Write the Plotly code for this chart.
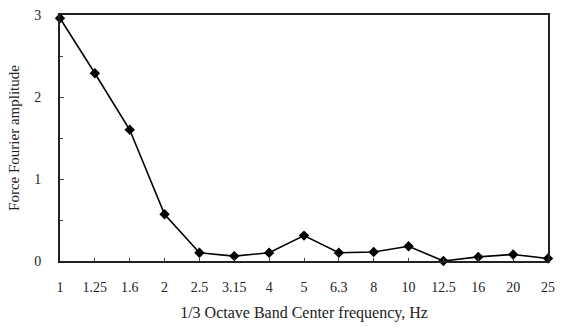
...
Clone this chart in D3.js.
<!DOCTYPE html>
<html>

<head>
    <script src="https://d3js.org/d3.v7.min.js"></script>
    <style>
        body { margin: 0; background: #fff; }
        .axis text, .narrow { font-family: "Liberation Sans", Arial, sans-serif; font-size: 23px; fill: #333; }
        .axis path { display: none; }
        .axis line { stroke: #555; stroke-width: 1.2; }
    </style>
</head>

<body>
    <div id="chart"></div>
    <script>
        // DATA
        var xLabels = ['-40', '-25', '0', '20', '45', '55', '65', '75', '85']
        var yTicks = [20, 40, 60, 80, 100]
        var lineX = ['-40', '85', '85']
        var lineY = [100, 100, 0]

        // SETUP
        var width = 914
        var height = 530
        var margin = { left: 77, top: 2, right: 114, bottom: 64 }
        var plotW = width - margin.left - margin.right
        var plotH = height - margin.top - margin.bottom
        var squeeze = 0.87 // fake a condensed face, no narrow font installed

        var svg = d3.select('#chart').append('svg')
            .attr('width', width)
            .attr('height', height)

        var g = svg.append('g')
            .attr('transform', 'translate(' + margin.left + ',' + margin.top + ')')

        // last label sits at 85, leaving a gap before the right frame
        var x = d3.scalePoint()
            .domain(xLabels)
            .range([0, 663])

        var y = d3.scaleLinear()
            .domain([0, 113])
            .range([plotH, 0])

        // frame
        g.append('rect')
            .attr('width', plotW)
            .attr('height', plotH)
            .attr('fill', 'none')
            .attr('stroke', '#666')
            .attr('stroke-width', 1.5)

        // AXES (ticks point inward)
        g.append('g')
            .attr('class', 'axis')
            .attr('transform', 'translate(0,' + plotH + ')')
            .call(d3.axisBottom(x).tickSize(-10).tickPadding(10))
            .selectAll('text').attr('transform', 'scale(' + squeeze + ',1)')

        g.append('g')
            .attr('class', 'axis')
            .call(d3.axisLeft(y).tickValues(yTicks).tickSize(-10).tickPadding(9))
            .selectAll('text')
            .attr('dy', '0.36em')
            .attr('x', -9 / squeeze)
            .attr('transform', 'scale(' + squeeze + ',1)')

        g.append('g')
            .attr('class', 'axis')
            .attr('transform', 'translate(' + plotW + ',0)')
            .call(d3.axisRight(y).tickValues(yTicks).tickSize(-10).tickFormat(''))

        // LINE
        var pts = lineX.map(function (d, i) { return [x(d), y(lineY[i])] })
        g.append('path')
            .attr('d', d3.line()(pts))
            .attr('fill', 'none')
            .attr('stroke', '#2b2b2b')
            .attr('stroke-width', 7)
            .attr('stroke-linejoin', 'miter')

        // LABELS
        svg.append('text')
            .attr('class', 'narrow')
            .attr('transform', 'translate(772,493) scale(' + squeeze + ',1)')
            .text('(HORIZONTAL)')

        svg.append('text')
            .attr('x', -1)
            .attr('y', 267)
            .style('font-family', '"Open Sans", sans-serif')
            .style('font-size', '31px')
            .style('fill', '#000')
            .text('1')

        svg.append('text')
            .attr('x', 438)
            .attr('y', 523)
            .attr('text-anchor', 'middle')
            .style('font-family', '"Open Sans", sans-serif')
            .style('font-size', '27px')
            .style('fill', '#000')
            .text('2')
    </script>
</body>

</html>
---
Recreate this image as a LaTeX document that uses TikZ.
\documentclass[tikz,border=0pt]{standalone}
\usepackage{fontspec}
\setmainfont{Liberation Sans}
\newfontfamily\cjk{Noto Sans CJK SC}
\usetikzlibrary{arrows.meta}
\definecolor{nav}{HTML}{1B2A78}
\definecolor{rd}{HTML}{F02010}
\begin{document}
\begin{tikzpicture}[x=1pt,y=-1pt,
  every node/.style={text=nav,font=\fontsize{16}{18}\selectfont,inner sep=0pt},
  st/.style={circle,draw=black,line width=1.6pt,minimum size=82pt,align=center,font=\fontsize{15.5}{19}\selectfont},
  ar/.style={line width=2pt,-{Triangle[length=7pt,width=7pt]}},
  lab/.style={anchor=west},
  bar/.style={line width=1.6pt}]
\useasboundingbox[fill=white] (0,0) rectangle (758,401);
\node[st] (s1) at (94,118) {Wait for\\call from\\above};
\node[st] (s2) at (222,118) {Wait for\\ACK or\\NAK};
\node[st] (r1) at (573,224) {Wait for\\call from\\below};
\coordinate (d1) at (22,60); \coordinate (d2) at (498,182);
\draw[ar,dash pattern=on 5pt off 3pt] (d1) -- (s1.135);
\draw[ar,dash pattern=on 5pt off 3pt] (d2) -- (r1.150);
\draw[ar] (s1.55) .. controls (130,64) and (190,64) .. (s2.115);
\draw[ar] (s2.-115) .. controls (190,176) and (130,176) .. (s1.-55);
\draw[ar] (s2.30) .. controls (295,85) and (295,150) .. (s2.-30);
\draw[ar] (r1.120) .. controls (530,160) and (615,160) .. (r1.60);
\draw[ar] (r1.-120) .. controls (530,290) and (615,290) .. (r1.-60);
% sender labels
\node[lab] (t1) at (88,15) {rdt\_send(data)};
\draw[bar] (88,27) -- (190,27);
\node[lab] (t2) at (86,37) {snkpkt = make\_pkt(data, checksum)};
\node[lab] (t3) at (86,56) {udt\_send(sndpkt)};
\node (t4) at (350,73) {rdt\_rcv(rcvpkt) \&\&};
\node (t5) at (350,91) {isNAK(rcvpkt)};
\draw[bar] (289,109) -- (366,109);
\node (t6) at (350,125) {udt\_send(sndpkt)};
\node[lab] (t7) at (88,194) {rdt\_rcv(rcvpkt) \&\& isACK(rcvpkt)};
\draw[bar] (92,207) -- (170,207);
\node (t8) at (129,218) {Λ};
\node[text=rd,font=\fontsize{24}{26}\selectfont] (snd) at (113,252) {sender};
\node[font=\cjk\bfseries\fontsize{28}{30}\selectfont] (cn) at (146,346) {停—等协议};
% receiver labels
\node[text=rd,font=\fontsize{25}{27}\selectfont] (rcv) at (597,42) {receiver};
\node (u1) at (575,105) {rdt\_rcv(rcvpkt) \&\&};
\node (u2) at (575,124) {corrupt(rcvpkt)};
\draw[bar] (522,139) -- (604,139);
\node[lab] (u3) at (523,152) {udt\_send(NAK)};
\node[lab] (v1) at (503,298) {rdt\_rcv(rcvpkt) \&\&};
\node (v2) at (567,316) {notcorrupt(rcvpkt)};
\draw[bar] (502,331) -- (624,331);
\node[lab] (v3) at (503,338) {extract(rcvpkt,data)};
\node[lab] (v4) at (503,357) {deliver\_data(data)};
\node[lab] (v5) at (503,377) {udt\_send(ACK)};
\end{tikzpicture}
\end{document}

# Problem to solve:
Show every line in the entries where the string "chart" occurs.

# Answer:
Write the Plotly code for this chart.
Clone this chart in D3.js.
    <div id="chart"></div>
        var svg = d3.select('#chart').append('svg')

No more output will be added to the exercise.